Formed from two components - RSP(Reality Signal Processor) and RDP(Reality Drawing Processor).

Texture cache and framebuffers are shared in RDRAM with the CPU.

Actual texture memory is only 4KB -- only allowed to operate on this amount at a time.

RSP(Reality Signal Processor)[edit | edit source]

RSP is your transform and lighting unit (TnL). It manipulates world data and textures.

Mathematically, lots of matrices to transform from local data -> world space -> view space (projection w/ z-perspective correction).

Transform means scaling, translating and rotating for polygons, lighting normals, and texture UVs.

Creates primitive lists of triangles and lines for the RDP to render.

RDP(Reality Drawing Processor)[edit | edit source]

RDP is the display unit.

Rasterizer, fog, environmental, color blending. Anti-aliasing effects.

Lower-level pixel handler.

uCodes[edit | edit source]

The RCP has its own language, dubbed 'uCodes' (256 microcodes).

Think of modern vertex and fragment shaders from OpenGL or vertex and pixel shaders from Direct3D - both stages combined.

R4000 coprocessor (COP2). Each uCode is a string of ASM instructions run by the RSP. Also sets up the RDP batch renderer.

Display lists are a sequence of uCodes defined by the game. This is fed to the RSP.


Note: Emulator authors choose to translate uCodes into higher-level languages.

The programmers can define their own vertex / texture formats. Lighting methods. Overdraw detection and other flexible wizardry.

The microcodes are uploaded to the RCP at run-time. So each game has its own library of drawing functions (some are like DSP1 -> DSP1A -> DSP1B and others are akin to DSP2,DSP3).

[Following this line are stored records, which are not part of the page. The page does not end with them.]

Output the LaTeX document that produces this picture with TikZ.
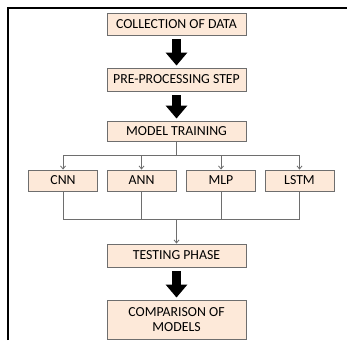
\documentclass[tikz,border=0pt]{standalone}
\usepackage{fontspec}
\setmainfont{Carlito}
\usetikzlibrary{arrows.meta, positioning}
\definecolor{peach}{RGB}{253,233,217}
\definecolor{boxline}{RGB}{110,110,110}
\definecolor{linkgray}{RGB}{110,110,110}
\tikzstyle{stagebox} = [rectangle, minimum width=139pt, minimum height=22pt, inner sep=0pt, text centered, draw=boxline, line width=0.9pt, fill=peach, font=\fontsize{13.8}{15}\selectfont, text=black]
\tikzstyle{modelbox} = [stagebox, minimum width=69pt, minimum height=21pt]
\tikzstyle{bigarrow} = [line width=9pt, -{Triangle[width=21pt, length=13pt]}, shorten <=4pt, shorten >=2pt]
\tikzstyle{link} = [linkgray, line width=0.8pt, -{Straight Barb[length=3pt, width=5pt]}]
\tikzstyle{joint} = [linkgray, line width=0.8pt]

\begin{document}
\begin{tikzpicture}[x=1pt, y=1pt]
\useasboundingbox (0,0) rectangle (347,340);

% Frame
\draw[line width=2pt] (8,0) -- (8,332) -- (347,332);

% Nodes
\node (collect) [stagebox] at (176.5,316) {COLLECTION OF DATA};
\node (prep) [stagebox, minimum height=23pt] at (176.5,260.5) {PRE-PROCESSING STEP};
\node (train) [stagebox, minimum height=20pt] at (176.5,209) {MODEL TRAINING};
\node (cnn) [modelbox] at (63,159.5) {CNN};
\node (ann) [modelbox] at (141.5,159.5) {ANN};
\node (mlp) [modelbox] at (221,159.5) {MLP};
\node (lstm) [modelbox] at (299.5,159.5) {LSTM};
\node (test) [stagebox, minimum height=23pt] at (176.5,84.5) {TESTING PHASE};
\node (compare) [stagebox, minimum height=39.5pt, align=center] at (176.5,20.25) {COMPARISON OF\\MODELS};
\coordinate (split) at (176.5,185);
\coordinate (merge) at (176.5,121);

% Arrows
\draw [bigarrow] (collect) -- (prep);
\draw [bigarrow] (prep) -- (train);
\draw [joint] (train) -- (split);
\foreach \m in {cnn, ann, mlp, lstm}
  \draw [link] (split) -| (\m);
\foreach \m in {cnn, ann, mlp, lstm}
  \draw [joint] (\m) |- (merge);
\draw [link] (merge) -- (test);
\draw [bigarrow] (test) -- (compare);

\end{tikzpicture}
\end{document}
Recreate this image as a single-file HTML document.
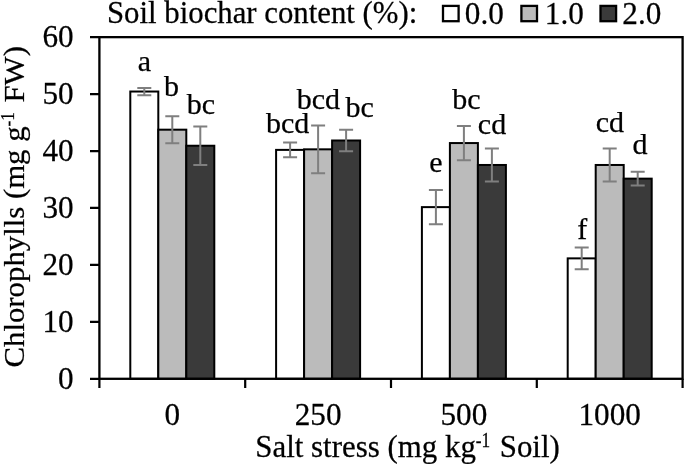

Texture variations[edit | edit source]

Games use custom formats. Furthermore, linear bitmaps can be any size (320x8, 48x13). 4/8/16/32-bpp is the norm.

The microcode libraries tend to define several 'accepted' formats.

This is a sample list from video plugin authors.

  • 16-bit RGBA = 5551. Red,green,blue,alpha (transparency).
  • 32-bit RGBA = 8888.
  • 4-bit IA = 31. Grayscale intensity (luminosity,brightness) + alpha.
  • 8-bit IA = 44.
  • 16-bit IA = 88.
  • 4-bit I = 40. Grayscale only.
  • 8-bit I = 80. Grayscale.
  • 16-bit I = (16)(0).
  • 4-bit CI = 40. Palette lookup --> 16-bit RGBA or 16-bit IA.
  • 8-bit CI = 80. Palette lookup --> 16-bit RGBA or 16-bit IA.

YUV = some other color format. Output is RGB (888) + Full alpha.